The Hornets are in trouble because they didn’t press reset. Walker will be pursued by contenders this summer, so Charlotte could lose him for nothing. Even if Walker re-signs, the Hornets will come close to paying the tax this coming season, despite being just a fringe playoff team in the Eastern Conference. You can understand why the Hornets wouldn’t want to move on from Walker. Charlotte is one of the league’s smallest markets, and it’s not easy to find a star player who wants to be there and puts fans in the seats. Small-market teams struggle to draw interest. Forget the market size, though. Sometimes you just have to rip off the Band-Aid.
Consider the Toronto Raptors: Masai Ujiri admittedly tried to rebuild as soon as he was hired in 2013, nearly trading Kyle Lowry to the Knicks before James Dolan reportedly refused the deal. Over the years, Ujiri quietly explored the trade market for DeMar DeRozan, only to be met with the sound of crickets. In 2016, DeRozan was an unrestricted free agent, and much like Walker, there were persistent rumors he could leave for a market like Los Angeles. DeRozan stuck around, and eventually Ujiri got his wish to reshape the roster. But it wasn’t until a disgruntled, injured Kawhi Leonard unexpectedly hit the trade market. In San Antonio, Ujiri found a team that happened to embrace DeRozan’s archaic midrange style. The Toronto championship was built on exploiting opportunity.

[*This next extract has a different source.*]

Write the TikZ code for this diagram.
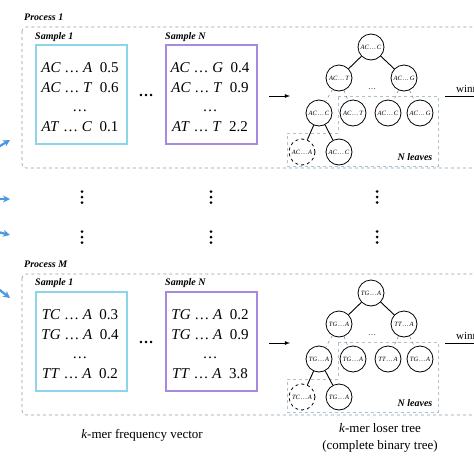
\documentclass[tikz,border=0pt]{standalone}
\usepackage{fontspec}
\setmainfont{Liberation Serif}
\usetikzlibrary{arrows.meta,shadows}

\definecolor{sampblue}{HTML}{8DD3EA}
\definecolor{samppurple}{HTML}{A78AE0}
\definecolor{procgray}{HTML}{8C9CAA}
\definecolor{leafgray}{HTML}{A9C2CE}
\definecolor{arrblue}{HTML}{4A98E0}

\begin{document}
\begin{tikzpicture}[x=1pt, y=-1pt,
    proc/.style={draw=procgray, dashed, rounded corners=4pt, line width=0.6pt},
    lbl/.style={font=\fontsize{10}{12}\selectfont\bfseries\itshape, inner sep=0pt, anchor=west},
    samp/.style={draw=#1, line width=1.4pt, fill=white, minimum width=91pt, minimum height=99pt,
                 drop shadow={opacity=0.25, shadow xshift=1pt, shadow yshift=-1pt}},
    rows/.style={font=\fontsize{15}{19.5}\selectfont, align=center, inner sep=0pt},
    kn/.style={draw, circle, line width=0.8pt, minimum size=26pt, inner sep=0pt,
               font=\fontsize{6.5}{7}\selectfont\itshape},
    kd/.style={kn, dashed},
    solid edge/.style={line width=0.9pt},
    dash edge/.style={draw=gray, dashed, line width=0.5pt},
    leaves/.style={draw=leafgray, dashed, line width=0.6pt},
    vdot/.style={circle, fill, inner sep=0pt, minimum size=3pt},
    bigarr/.style={arrblue, line width=2.2pt, -{Stealth[length=7pt, width=7pt]}},
    captxt/.style={font=\fontsize{13}{17}\selectfont, align=center, inner sep=0pt}]

    \useasboundingbox (0,0) rectangle (474,474);
    \clip (0,0) rectangle (474,474);

    % incoming arrows at the left edge
    \coordinate (i1s) at (-10,152); \coordinate (i1e) at (10,140);
    \coordinate (i2s) at (-10,199); \coordinate (i2e) at (10,199);
    \coordinate (i3s) at (-10,230); \coordinate (i3e) at (10,235);
    \coordinate (i4s) at (-8,284);  \coordinate (i4e) at (10,298);
    \draw[bigarr] (i1s) -- (i1e);
    \draw[bigarr] (i2s) -- (i2e);
    \draw[bigarr] (i3s) -- (i3e);
    \draw[bigarr] (i4s) -- (i4e);

    % ---------- Process 1 ----------
    \draw[proc] (22,27) rectangle (495,168);
    \node[lbl] (p1) at (24,17) {Process 1};
    \node[lbl] (p1s1l) at (35,37) {Sample 1};
    \node[lbl] (p1sNl) at (165,37) {Sample N};
    \node[samp=sampblue]   (p1s1) at (81.5,94.5) {};
    \node[samp=samppurple] (p1sN) at (211.5,94.5) {};
    \node[rows] (p1r1) at (80,97) {\textit{AC} … \textit{A}\enspace 0.5\\ \textit{AC} … \textit{T}\enspace 0.6\\ …\\ \textit{AT} … \textit{C}\enspace 0.1};
    \node[rows] (p1rN) at (210,97) {\textit{AC} … \textit{G}\enspace 0.4\\ \textit{AC} … \textit{T}\enspace 0.9\\ …\\ \textit{AT} … \textit{T}\enspace 2.2};
    \node[rows] (p1dots) at (146,95) {\textbf{…}};
    \coordinate (p1as) at (269,96); \coordinate (p1ae) at (290,96);
    \draw[line width=0.8pt, -latex] (p1as) -- (p1ae);

    \draw[leaves] (338,96) -- (438,96) -- (438,166) -- (287,166) -- (287,133) -- (338,133) -- cycle;
    \node[kn] (t1r)  at (371,47)  {AC\,…\,C};
    \node[kn] (t1a)  at (339,78)  {AC\,…\,T};
    \node[kn] (t1b)  at (404,78)  {AC\,…\,G};
    \node[kn] (t1aa) at (319,113) {AC\,…\,C};
    \node[kn] (t1ab) at (353,113) {AC\,…\,T};
    \node[kn] (t1ba) at (388,113) {AC\,…\,C};
    \node[kn] (t1bb) at (420,113) {AC\,…\,G};
    \node[kd] (t1x)  at (302,152) {AC\,…\,A};
    \node[kn] (t1y)  at (339,152) {AC\,…\,C};
    \node[font=\fontsize{8}{8}\selectfont, inner sep=0pt] (t1dots) at (372,89) {…};
    \node[lbl, anchor=center] (t1n) at (415,157) {N leaves};
    \draw[solid edge] (t1r) -- (t1a);
    \draw[solid edge] (t1r) -- (t1b);
    \draw[dash edge] (t1a) -- (t1aa);
    \draw[dash edge] (t1a) -- (t1ab);
    \draw[dash edge] (t1b) -- (t1ba);
    \draw[dash edge] (t1b) -- (t1bb);
    \draw[solid edge] (t1aa) -- (t1x);
    \draw[solid edge] (t1aa) -- (t1y);
    \coordinate (w1s) at (445,96); \coordinate (w1e) at (500,96);
    \draw[line width=0.8pt, -latex] (w1s) -- node[above, font=\fontsize{11}{11}\selectfont, xshift=-1pt] {winner} (w1e);

    % ---------- vertical dots ----------
    \foreach \vx in {82,211,377}
      \foreach \vy in {197,237}
      {
        \node[vdot] at (\vx,\vy-5.5) {};
        \node[vdot] at (\vx,\vy) {};
        \node[vdot] at (\vx,\vy+5.5) {};
      }

    % ---------- Process M ----------
    \draw[proc] (22,274) rectangle (495,415);
    \node[lbl] (pM) at (24,264) {Process M};
    \node[lbl] (pMs1l) at (35,283) {Sample 1};
    \node[lbl] (pMsNl) at (165,283) {Sample N};
    \node[samp=sampblue]   (pMs1) at (81.5,341.5) {};
    \node[samp=samppurple] (pMsN) at (211.5,341.5) {};
    \node[rows] (pMr1) at (80,344) {\textit{TC} … \textit{A}\enspace 0.3\\ \textit{TG} … \textit{A}\enspace 0.4\\ …\\ \textit{TT} … \textit{A}\enspace 0.2};
    \node[rows] (pMrN) at (210,344) {\textit{TG} … \textit{A}\enspace 0.2\\ \textit{TG} … \textit{A}\enspace 0.9\\ …\\ \textit{TT} … \textit{A}\enspace 3.8};
    \node[rows] (pMdots) at (146,342) {\textbf{…}};
    \coordinate (pMas) at (269,343); \coordinate (pMae) at (290,343);
    \draw[line width=0.8pt, -latex] (pMas) -- (pMae);

    \draw[leaves] (338,342) -- (438,342) -- (438,412) -- (287,412) -- (287,379) -- (338,379) -- cycle;
    \node[kn] (t2r)  at (371,293) {TG\,…\,A};
    \node[kn] (t2a)  at (339,324) {TG\,…\,A};
    \node[kn] (t2b)  at (404,324) {TT\,…\,A};
    \node[kn] (t2aa) at (319,359) {TG\,…\,A};
    \node[kn] (t2ab) at (353,359) {TG\,…\,A};
    \node[kn] (t2ba) at (388,359) {TT\,…\,A};
    \node[kn] (t2bb) at (420,359) {TG\,…\,A};
    \node[kd] (t2x)  at (302,397) {TC\,…\,A};
    \node[kn] (t2y)  at (339,397) {TG\,…\,A};
    \node[font=\fontsize{8}{8}\selectfont, inner sep=0pt] (t2dots) at (372,335) {…};
    \node[lbl, anchor=center] (t2n) at (415,403) {N leaves};
    \draw[solid edge] (t2r) -- (t2a);
    \draw[solid edge] (t2r) -- (t2b);
    \draw[dash edge] (t2a) -- (t2aa);
    \draw[dash edge] (t2a) -- (t2ab);
    \draw[dash edge] (t2b) -- (t2ba);
    \draw[dash edge] (t2b) -- (t2bb);
    \draw[solid edge] (t2aa) -- (t2x);
    \draw[solid edge] (t2aa) -- (t2y);
    \coordinate (w2s) at (445,343); \coordinate (w2e) at (500,343);
    \draw[line width=0.8pt, -latex] (w2s) -- node[above, font=\fontsize{11}{11}\selectfont, xshift=-1pt] {winner} (w2e);

    % ---------- captions ----------
    \node[captxt] (c1) at (142,435) {\textit{k}-mer frequency vector};
    \node[captxt] (c2) at (380,438) {\textit{k}-mer loser tree\\(complete binary tree)};
\end{tikzpicture}
\end{document}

The Hornets won’t be so lucky, because they don’t have the assets outside of Walker to make a Kawhi-level deal, to say nothing of a Gasol-level one. The Grizzlies and Pelicans—or even the Bulls and Kings—are in much better positions moving forward.
Entering this summer with so much money available, teams will hand out massive contracts and soon, we’ll know which teams will be the next contenders, and which teams will be forced to detonate their cores. As the past has shown, though, what truly needs to follow every bad moment is some good luck.